Disclaimer: This article is for informational purposes only. Gerald is not affiliated with, endorsed by, or sponsored by TurboTax and Walmart. All trademarks mentioned are the property of their respective owners.

Frequently Asked Questions

Your tax filing status is determined by your marital status on December 31st of the tax year. If your divorce is final by then, you'll generally file as Single or potentially Head of Household if you meet specific criteria, such as supporting a dependent child and paying more than half the household expenses.

Generally, the custodial parent (the one with whom the child lived for the greater part of the year) claims the child. However, parents can agree in their divorce decree to allow the non-custodial parent to claim the child by signing IRS Form 8332.

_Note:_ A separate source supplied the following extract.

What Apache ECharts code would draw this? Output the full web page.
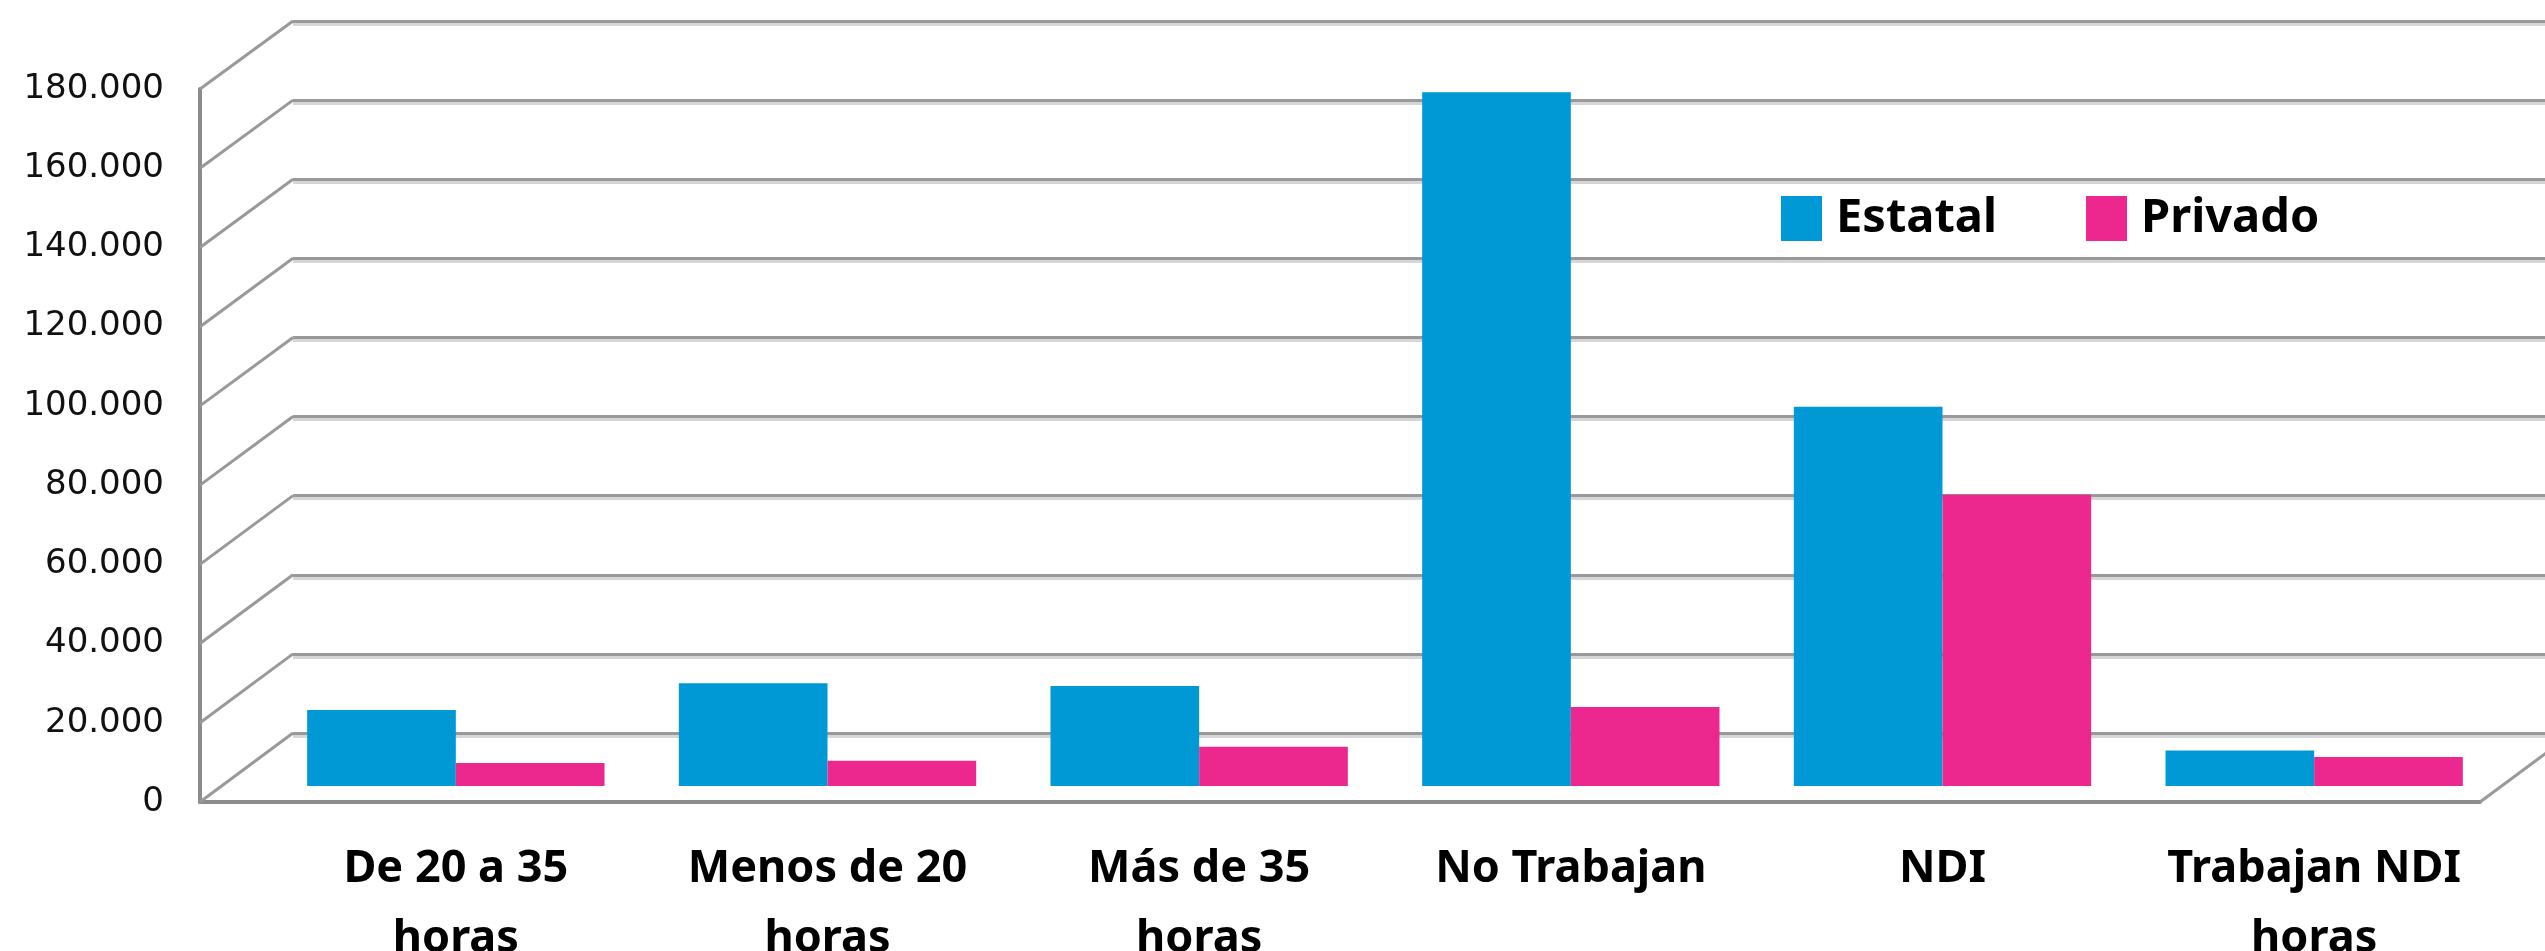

For divorce or separation agreements executed after December 31, 2018, alimony payments are neither deductible by the payer nor taxable to the recipient. For agreements executed before this date, alimony is generally deductible for the payer and taxable for the recipient.

Gerald provides fee-free cash advances and Buy Now, Pay Later options, which can be crucial for covering unexpected costs like legal fees, moving expenses, or even an unexpected tax bill. You can access an instant cash advance after making a BNPL purchase, without any interest, service fees, or late fees.

While you don't directly inform the IRS about your divorce, your change in marital status will be reflected in your tax filing status. It's important to update your W-4 with your employer if your marital status changes to adjust your tax withholding accordingly.

Generally, the transfer of property between spouses during a divorce is not a taxable event at the time of the transfer. This means no capital gains or losses are recognized. However, if the receiving spouse later sells the property, they may be subject to capital gains tax based on the asset's original basis.